A wheel seal is a specialized barrier designed to protect the integrity of a vehicle’s wheel end assembly. Its primary purpose is twofold: to reliably contain the lubricating fluid, whether it is oil or grease, and to exclude harmful external elements like water, dirt, and road debris from the bearings. When a wheel seal begins to leak, it signals a breakdown in this protective function, which can rapidly lead to bearing failure and other mechanical issues. Understanding the mechanisms of how these seals fail involves examining the operational stresses, environmental factors, and maintenance procedures that degrade the seal’s performance.
Material Degradation from Heat and Friction
The natural lifecycle of a wheel seal involves constant interaction between the stationary housing and the rotating shaft, which generates both heat and friction that degrade the seal material over time. Seals are typically made from elastomeric compounds like Nitrile Butadiene Rubber (NBR) or Fluoroelastomer (FKM/Viton), which are specifically chosen for their resistance to petroleum-based lubricants and high temperatures. Sustained high operating temperatures, often generated by heavy braking or prolonged highway speeds, can push these materials beyond their thermal limits.

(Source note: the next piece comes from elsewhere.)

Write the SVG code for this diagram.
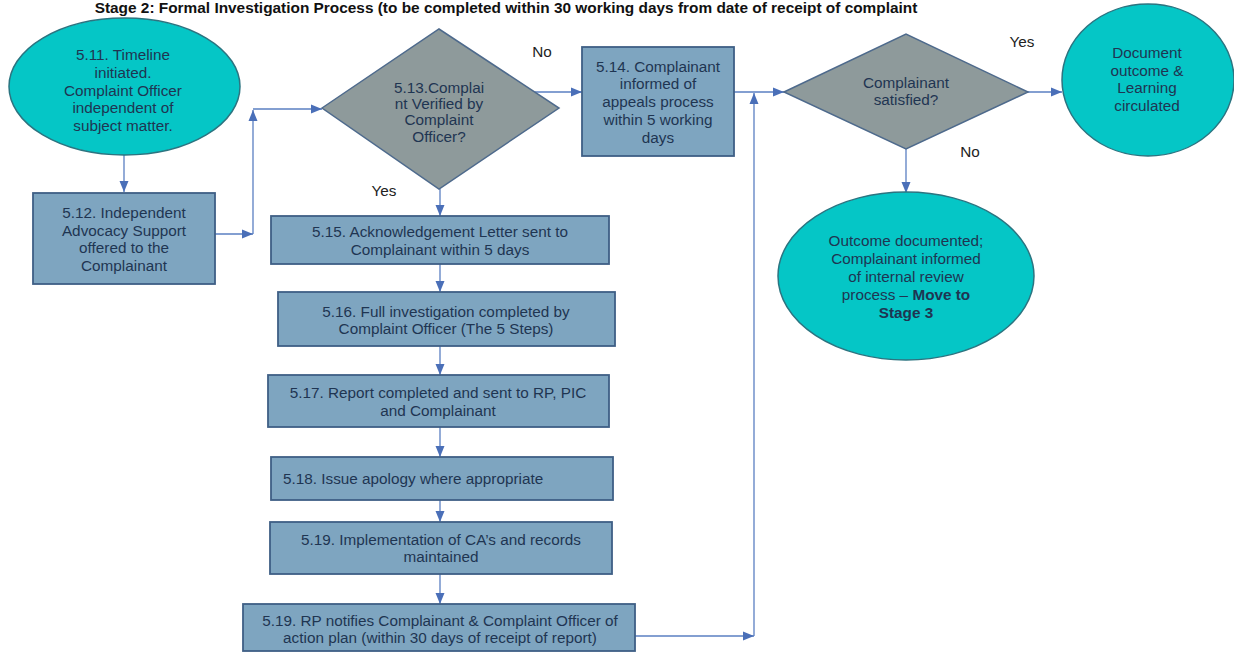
<svg xmlns="http://www.w3.org/2000/svg" width="1234" height="652" viewBox="0 0 1234 652">
<defs>
<style>
.t{font-family:"Liberation Sans",Arial,sans-serif;font-size:15.3px;fill:#1f3552;text-anchor:middle}
.lbl{font-family:"Liberation Sans",Arial,sans-serif;font-size:15.3px;fill:#222;text-anchor:middle}
.title{font-family:"Liberation Sans",Arial,sans-serif;font-size:15.4px;font-weight:bold;fill:#111;text-anchor:middle}
.ell{fill:#05c6c6;stroke:#2c7480;stroke-width:1.5}
.box{fill:#7ea5c0;stroke:#3f5f85;stroke-width:1.8}
.dia{fill:#8e9a9b;stroke:#4e6a8c;stroke-width:1.5}
.c{fill:none;stroke:#5a7fc2;stroke-width:1.3}
</style>
<marker id="ah" markerUnits="userSpaceOnUse" markerWidth="12" markerHeight="12" viewBox="0 0 12 12" refX="11" refY="6" orient="auto">
<path d="M0,1.5 L11,6 L0,10.5 Z" fill="#4a6fb8"/>
</marker>
</defs>
<rect width="1234" height="652" fill="#fff"/>
<text class="title" x="506" y="13">Stage 2: Formal Investigation Process (to be completed within 30 working days from date of receipt of complaint</text>

<g id="connectors">
<path class="c" d="M124,155 V192" marker-end="url(#ah)"/>
<path class="c" d="M215,234 H253" marker-end="url(#ah)"/>
<path class="c" d="M253,234 V110" marker-end="url(#ah)"/>
<path class="c" d="M253,109 H322" marker-end="url(#ah)"/>
<path class="c" d="M535,92 H582" marker-end="url(#ah)"/>
<path class="c" d="M440,189 V216" marker-end="url(#ah)"/>
<path class="c" d="M440,264 V292" marker-end="url(#ah)"/>
<path class="c" d="M440,346 V375" marker-end="url(#ah)"/>
<path class="c" d="M440,427 V457" marker-end="url(#ah)"/>
<path class="c" d="M440,500 V522" marker-end="url(#ah)"/>
<path class="c" d="M440,574 V604" marker-end="url(#ah)"/>
<path class="c" d="M635,636 H754" marker-end="url(#ah)"/>
<path class="c" d="M754,636 V93" marker-end="url(#ah)"/>
<path class="c" d="M734,92 H784" marker-end="url(#ah)"/>
<path class="c" d="M1028,92 H1062" marker-end="url(#ah)"/>
<path class="c" d="M906,149 V193" marker-end="url(#ah)"/>
<text class="lbl" x="542" y="57">No</text>
<text class="lbl" x="384" y="196">Yes</text>
<text class="lbl" x="1022" y="47">Yes</text>
<text class="lbl" x="970" y="157">No</text>
</g>

<g id="n511">
<ellipse class="ell" cx="124.5" cy="86.5" rx="115.5" ry="68.5"/>
<text class="t" x="123" y="60.4">5.11. Timeline</text>
<text class="t" x="123" y="78.4">initiated.</text>
<text class="t" x="123" y="96.4">Complaint Officer</text>
<text class="t" x="123" y="113.4">independent of</text>
<text class="t" x="123" y="131.4">subject matter.</text>
</g>

<g id="n512">
<rect class="box" x="33" y="193" width="182" height="91"/>
<text class="t" x="124" y="218.4">5.12. Independent</text>
<text class="t" x="124" y="236.4">Advocacy Support</text>
<text class="t" x="124" y="253.4">offered to the</text>
<text class="t" x="124" y="271.4">Complainant</text>
</g>

<g id="n513">
<polygon class="dia" points="322,108 439,29 559,108 439,189"/>
<text class="t" x="439" y="93.4">5.13.Complai</text>
<text class="t" x="439" y="109.4">nt Verified by</text>
<text class="t" x="439" y="125.4">Complaint</text>
<text class="t" x="439" y="142.4">Officer?</text>
</g>

<g id="n514">
<rect class="box" x="582" y="47" width="152" height="109"/>
<text class="t" x="658" y="72.4">5.14. Complainant</text>
<text class="t" x="658" y="89.4">informed of</text>
<text class="t" x="658" y="107.4">appeals process</text>
<text class="t" x="658" y="125.4">within 5 working</text>
<text class="t" x="658" y="143.4">days</text>
</g>

<g id="nsat">
<polygon class="dia" points="784,92 906,34 1028,92 906,149"/>
<text class="t" x="906" y="88.4">Complainant</text>
<text class="t" x="906" y="105.4">satisfied?</text>
</g>

<g id="ndoc">
<ellipse class="ell" cx="1148" cy="80" rx="86" ry="76"/>
<text class="t" x="1147" y="58.4">Document</text>
<text class="t" x="1147" y="76.4">outcome &amp;</text>
<text class="t" x="1147" y="93.4">Learning</text>
<text class="t" x="1147" y="111.4">circulated</text>
</g>

<g id="nout">
<ellipse class="ell" cx="906" cy="276" rx="128" ry="84"/>
<text class="t" x="906" y="246.4">Outcome documented;</text>
<text class="t" x="906" y="264.4">Complainant informed</text>
<text class="t" x="906" y="282.4">of internal review</text>
<text class="t" x="906" y="300.4">process – <tspan font-weight="bold">Move to</tspan></text>
<text class="t" x="906" y="318.4" font-weight="bold">Stage 3</text>
</g>

<g id="n515">
<rect class="box" x="271" y="216" width="338" height="48"/>
<text class="t" x="440" y="237.4">5.15. Acknowledgement Letter sent to</text>
<text class="t" x="440" y="255.4">Complainant within 5 days</text>
</g>

<g id="n516">
<rect class="box" x="278" y="292" width="337" height="54"/>
<text class="t" x="446" y="317.4">5.16. Full investigation completed by</text>
<text class="t" x="446" y="334.4">Complaint Officer (The 5 Steps)</text>
</g>

<g id="n517">
<rect class="box" x="268" y="375" width="341" height="52"/>
<text class="t" x="438" y="398.4">5.17. Report completed and sent to RP, PIC</text>
<text class="t" x="438" y="416.4">and Complainant</text>
</g>

<g id="n518">
<rect class="box" x="271" y="457" width="342" height="43"/>
<text class="t" x="283" y="484.4" style="text-anchor:start">5.18. Issue apology where appropriate</text>
</g>

<g id="n519a">
<rect class="box" x="270" y="522" width="342" height="52"/>
<text class="t" x="441" y="545.4">5.19. Implementation of CA’s and records</text>
<text class="t" x="441" y="562.4">maintained</text>
</g>

<g id="n519b">
<rect class="box" x="243" y="604" width="392" height="47"/>
<text class="t" x="440" y="626.4">5.19. RP notifies Complainant &amp; Complaint Officer of</text>
<text class="t" x="440" y="643.4">action plan (within 30 days of receipt of report)</text>
</g>
</svg>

Exposure to excessive heat causes a molecular change in the polymer structure, leading to a process called thermal hardening. As the seal lip hardens, it loses the flexibility needed to maintain continuous, conforming contact with the rotating surface, resulting in a loss of the sealing interference. This loss of elasticity allows lubricant to bypass the seal lip, especially under dynamic conditions. Concurrently, the friction between the seal lip and the spindle or axle surface creates a microscopic wear groove over many miles of operation.
This abrasive wear reduces the thickness of the sealing element and contributes to heat buildup at the contact point, which can accelerate the breakdown of the lubricant itself. If the lubricant thins or breaks down due to overheating, the resulting metal-to-metal contact generates even more friction, creating a runaway thermal effect that rapidly destroys the remaining seal material. The seal’s ability to function is entirely dependent on maintaining a controlled, lubricated interface, which this cycle of heat and wear compromises.
External Contamination and Physical Damage
External contaminants pose a significant threat to the longevity of a wheel seal by introducing abrasive particles directly to the sealing surface. Road debris, such as fine sand, dirt, and dust, can work its way past the seal’s dust lip and lodge between the primary sealing lip and the shaft. These hard, foreign materials act like sandpaper, scoring the polished metal shaft surface and quickly chewing away at the flexible seal lip material.
Once the shaft surface is scored, the seal can no longer achieve a perfect hydrostatic film for sealing, resulting in a leak path even if the seal material itself is intact. Water and road salts also accelerate this damage by promoting corrosion on the adjacent metal components. Rust buildup on the spindle or hub surfaces provides a rough, uneven texture that rapidly wears down the elastomeric seal lip upon rotation.
Physical damage, while less frequent, can cause immediate failure by disrupting the seal’s static seating. A severe impact, such as driving through a deep pothole or striking a curb, can create a momentary lateral load on the wheel assembly. This shock can slightly shift the hub or axle, potentially distorting the metal casing of the seal or creating a minute gap between the seal’s outer diameter and its bore. Even a small distortion compromises the static seal, allowing lubricant to escape.
Errors in Installation or Fluid Level
Human error during maintenance and assembly is a frequent cause of premature wheel seal failure. Improper installation is often cited as a leading cause, typically involving misalignment or uneven seating of the seal in the hub bore. If the seal is “cocked” or driven in at a slight angle, the sealing lip will apply uneven pressure to the shaft, causing accelerated wear on one side and an immediate leak on the other.
Using incorrect tools or over-driving the seal during installation can crush the metal casing or permanently deform the seal lip, which instantly destroys its designed sealing geometry. Similarly, the use of a non-compatible lubricant or one with the wrong viscosity can lead to chemical degradation of the seal material. Certain additives in lubricants can cause the elastomer to swell or shrink, destroying the necessary interference fit.
Fluid level issues also create internal pressure that forces lubricant past the seal. Overfilling the differential or hub cavity leaves no room for thermal expansion of the oil during operation, leading to pressure buildup as the temperature rises. A blocked or non-functional vent in the hub or axle housing prevents this internal pressure from equalizing, which pushes the lubricating fluid past the seal lip, resulting in a leak.